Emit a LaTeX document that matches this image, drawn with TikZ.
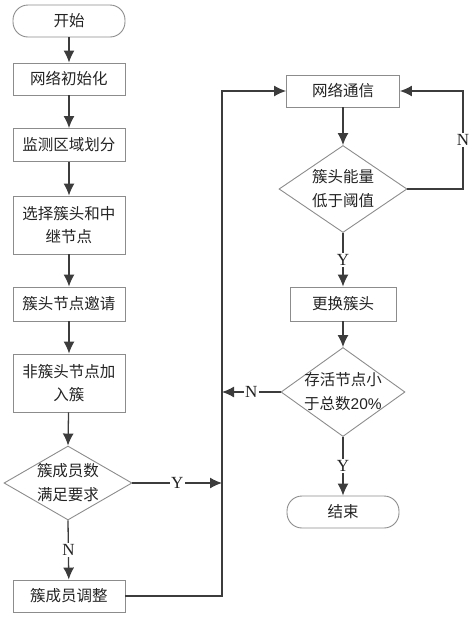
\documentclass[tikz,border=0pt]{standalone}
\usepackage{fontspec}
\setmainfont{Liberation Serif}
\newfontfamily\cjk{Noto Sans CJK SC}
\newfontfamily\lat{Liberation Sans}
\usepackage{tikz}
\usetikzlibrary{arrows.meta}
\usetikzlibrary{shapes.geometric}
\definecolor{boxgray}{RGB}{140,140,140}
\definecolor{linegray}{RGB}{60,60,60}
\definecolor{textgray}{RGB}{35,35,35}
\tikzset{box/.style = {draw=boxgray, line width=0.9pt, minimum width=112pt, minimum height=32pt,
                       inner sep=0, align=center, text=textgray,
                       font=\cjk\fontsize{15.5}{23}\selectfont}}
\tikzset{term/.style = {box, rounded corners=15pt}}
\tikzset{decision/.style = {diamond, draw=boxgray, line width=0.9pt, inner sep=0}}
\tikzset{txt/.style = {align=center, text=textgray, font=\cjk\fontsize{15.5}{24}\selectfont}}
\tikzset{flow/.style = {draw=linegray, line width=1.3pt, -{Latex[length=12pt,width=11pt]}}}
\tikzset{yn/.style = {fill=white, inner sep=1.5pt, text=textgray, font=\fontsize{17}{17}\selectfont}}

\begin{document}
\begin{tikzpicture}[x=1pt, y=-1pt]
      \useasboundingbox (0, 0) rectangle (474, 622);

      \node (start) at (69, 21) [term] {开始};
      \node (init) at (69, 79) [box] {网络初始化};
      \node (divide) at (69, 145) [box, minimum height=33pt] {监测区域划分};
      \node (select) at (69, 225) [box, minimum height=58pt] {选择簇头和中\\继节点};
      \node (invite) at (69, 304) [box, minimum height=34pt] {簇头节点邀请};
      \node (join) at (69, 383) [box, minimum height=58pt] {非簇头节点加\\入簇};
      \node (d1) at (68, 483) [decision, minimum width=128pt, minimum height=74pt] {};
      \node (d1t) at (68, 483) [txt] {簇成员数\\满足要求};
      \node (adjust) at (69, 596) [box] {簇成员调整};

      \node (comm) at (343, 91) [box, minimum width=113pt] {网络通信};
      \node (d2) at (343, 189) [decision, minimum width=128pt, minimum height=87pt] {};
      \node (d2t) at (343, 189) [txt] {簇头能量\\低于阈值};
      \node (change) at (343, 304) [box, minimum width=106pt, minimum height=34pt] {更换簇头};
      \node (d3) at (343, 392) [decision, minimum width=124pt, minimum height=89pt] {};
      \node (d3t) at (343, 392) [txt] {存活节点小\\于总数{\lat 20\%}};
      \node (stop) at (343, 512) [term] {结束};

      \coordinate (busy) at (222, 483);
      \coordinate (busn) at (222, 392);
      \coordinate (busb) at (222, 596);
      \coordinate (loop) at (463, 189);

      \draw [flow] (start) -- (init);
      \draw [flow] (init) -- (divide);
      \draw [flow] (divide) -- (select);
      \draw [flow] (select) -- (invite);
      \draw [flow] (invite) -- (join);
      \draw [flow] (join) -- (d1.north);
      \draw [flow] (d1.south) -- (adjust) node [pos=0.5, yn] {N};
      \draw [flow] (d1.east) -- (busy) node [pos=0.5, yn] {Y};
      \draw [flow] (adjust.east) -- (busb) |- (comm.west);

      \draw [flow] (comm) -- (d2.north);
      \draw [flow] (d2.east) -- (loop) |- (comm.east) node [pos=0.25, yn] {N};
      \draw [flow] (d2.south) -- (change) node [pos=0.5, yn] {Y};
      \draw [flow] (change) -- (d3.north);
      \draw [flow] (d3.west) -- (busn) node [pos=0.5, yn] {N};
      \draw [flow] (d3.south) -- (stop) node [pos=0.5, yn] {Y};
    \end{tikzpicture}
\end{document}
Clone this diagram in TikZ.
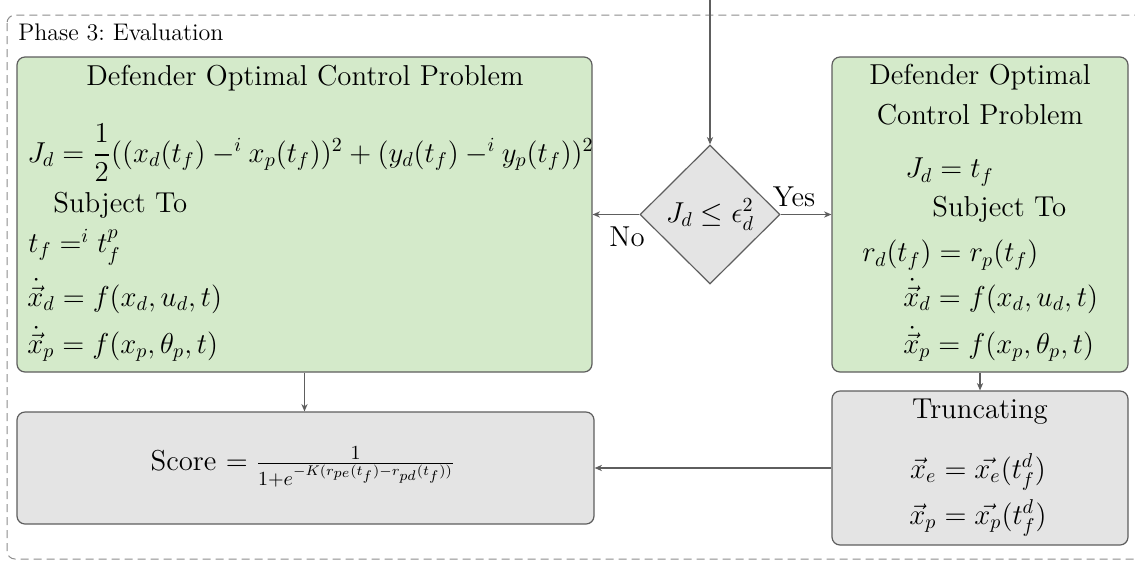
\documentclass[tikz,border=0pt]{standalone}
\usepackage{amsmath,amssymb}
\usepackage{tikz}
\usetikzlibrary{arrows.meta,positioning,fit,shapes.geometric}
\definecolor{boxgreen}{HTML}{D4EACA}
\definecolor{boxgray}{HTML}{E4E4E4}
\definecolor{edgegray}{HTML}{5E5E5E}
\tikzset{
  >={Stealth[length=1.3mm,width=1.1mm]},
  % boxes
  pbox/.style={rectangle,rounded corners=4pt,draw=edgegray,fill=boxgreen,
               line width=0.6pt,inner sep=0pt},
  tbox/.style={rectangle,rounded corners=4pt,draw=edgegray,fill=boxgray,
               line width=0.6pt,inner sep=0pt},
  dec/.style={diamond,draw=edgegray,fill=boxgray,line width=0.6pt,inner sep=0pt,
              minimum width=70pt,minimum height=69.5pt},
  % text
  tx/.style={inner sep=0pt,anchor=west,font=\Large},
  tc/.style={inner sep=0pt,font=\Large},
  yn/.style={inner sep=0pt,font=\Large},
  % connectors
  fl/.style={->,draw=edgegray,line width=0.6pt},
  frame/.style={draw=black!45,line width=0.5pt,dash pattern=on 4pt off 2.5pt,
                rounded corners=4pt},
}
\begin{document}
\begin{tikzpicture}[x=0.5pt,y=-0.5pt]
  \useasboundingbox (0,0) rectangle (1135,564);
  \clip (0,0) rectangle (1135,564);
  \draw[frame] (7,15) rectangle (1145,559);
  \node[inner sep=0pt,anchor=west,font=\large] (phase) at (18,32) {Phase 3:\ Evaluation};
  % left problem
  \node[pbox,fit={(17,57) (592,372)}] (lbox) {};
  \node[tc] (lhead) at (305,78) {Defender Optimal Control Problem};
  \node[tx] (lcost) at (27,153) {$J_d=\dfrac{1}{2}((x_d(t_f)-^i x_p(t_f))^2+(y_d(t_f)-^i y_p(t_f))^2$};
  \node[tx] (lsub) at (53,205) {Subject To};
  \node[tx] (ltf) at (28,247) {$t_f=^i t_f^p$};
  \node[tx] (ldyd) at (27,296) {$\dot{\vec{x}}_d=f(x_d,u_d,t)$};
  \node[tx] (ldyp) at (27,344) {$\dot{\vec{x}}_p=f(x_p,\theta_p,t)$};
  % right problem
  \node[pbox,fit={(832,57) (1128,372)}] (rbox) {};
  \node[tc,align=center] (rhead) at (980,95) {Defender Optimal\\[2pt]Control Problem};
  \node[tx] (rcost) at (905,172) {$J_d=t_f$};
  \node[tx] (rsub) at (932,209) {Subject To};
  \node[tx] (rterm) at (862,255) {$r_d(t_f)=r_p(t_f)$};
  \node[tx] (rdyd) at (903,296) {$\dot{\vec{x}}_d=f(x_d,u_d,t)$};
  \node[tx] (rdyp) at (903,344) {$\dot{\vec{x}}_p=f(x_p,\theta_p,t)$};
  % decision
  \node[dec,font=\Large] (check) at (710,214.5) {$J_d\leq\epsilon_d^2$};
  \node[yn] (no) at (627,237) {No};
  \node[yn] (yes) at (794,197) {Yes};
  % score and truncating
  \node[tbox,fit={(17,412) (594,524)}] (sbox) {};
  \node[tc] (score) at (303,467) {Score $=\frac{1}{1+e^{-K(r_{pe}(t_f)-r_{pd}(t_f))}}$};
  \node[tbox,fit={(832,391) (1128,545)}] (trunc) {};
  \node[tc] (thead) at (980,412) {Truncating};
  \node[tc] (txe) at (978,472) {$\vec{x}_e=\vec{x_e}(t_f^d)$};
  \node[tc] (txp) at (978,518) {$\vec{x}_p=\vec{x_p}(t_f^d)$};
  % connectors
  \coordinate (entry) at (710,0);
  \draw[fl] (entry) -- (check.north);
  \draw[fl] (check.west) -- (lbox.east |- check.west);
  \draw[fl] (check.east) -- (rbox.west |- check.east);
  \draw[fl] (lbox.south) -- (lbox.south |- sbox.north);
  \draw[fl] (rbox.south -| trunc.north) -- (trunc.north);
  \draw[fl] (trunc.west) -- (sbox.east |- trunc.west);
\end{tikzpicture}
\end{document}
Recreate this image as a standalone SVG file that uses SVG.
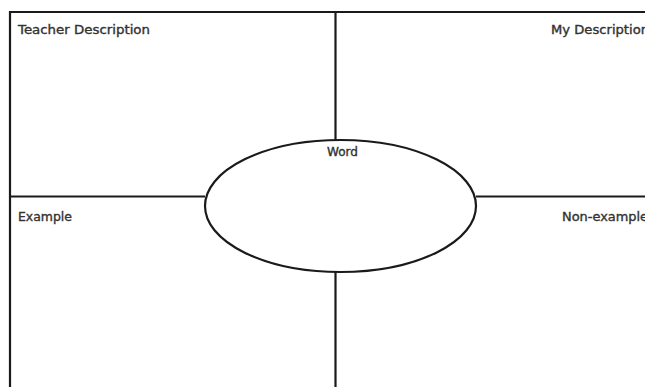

==========

### OBJECTIVE
Skip every picture and return the lines above from the top through the one that contains "at (69, 596)".

### ANSWER FOR THE TASK
Emit a LaTeX document that matches this image, drawn with TikZ.
\documentclass[tikz,border=0pt]{standalone}
\usepackage{fontspec}
\setmainfont{Liberation Serif}
\newfontfamily\cjk{Noto Sans CJK SC}
\newfontfamily\lat{Liberation Sans}
\usepackage{tikz}
\usetikzlibrary{arrows.meta}
\usetikzlibrary{shapes.geometric}
\definecolor{boxgray}{RGB}{140,140,140}
\definecolor{linegray}{RGB}{60,60,60}
\definecolor{textgray}{RGB}{35,35,35}
\tikzset{box/.style = {draw=boxgray, line width=0.9pt, minimum width=112pt, minimum height=32pt,
                       inner sep=0, align=center, text=textgray,
                       font=\cjk\fontsize{15.5}{23}\selectfont}}
\tikzset{term/.style = {box, rounded corners=15pt}}
\tikzset{decision/.style = {diamond, draw=boxgray, line width=0.9pt, inner sep=0}}
\tikzset{txt/.style = {align=center, text=textgray, font=\cjk\fontsize{15.5}{24}\selectfont}}
\tikzset{flow/.style = {draw=linegray, line width=1.3pt, -{Latex[length=12pt,width=11pt]}}}
\tikzset{yn/.style = {fill=white, inner sep=1.5pt, text=textgray, font=\fontsize{17}{17}\selectfont}}

\begin{document}
\begin{tikzpicture}[x=1pt, y=-1pt]
      \useasboundingbox (0, 0) rectangle (474, 622);

      \node (start) at (69, 21) [term] {开始};
      \node (init) at (69, 79) [box] {网络初始化};
      \node (divide) at (69, 145) [box, minimum height=33pt] {监测区域划分};
      \node (select) at (69, 225) [box, minimum height=58pt] {选择簇头和中\\继节点};
      \node (invite) at (69, 304) [box, minimum height=34pt] {簇头节点邀请};
      \node (join) at (69, 383) [box, minimum height=58pt] {非簇头节点加\\入簇};
      \node (d1) at (68, 483) [decision, minimum width=128pt, minimum height=74pt] {};
      \node (d1t) at (68, 483) [txt] {簇成员数\\满足要求};
      \node (adjust) at (69, 596) [box] {簇成员调整};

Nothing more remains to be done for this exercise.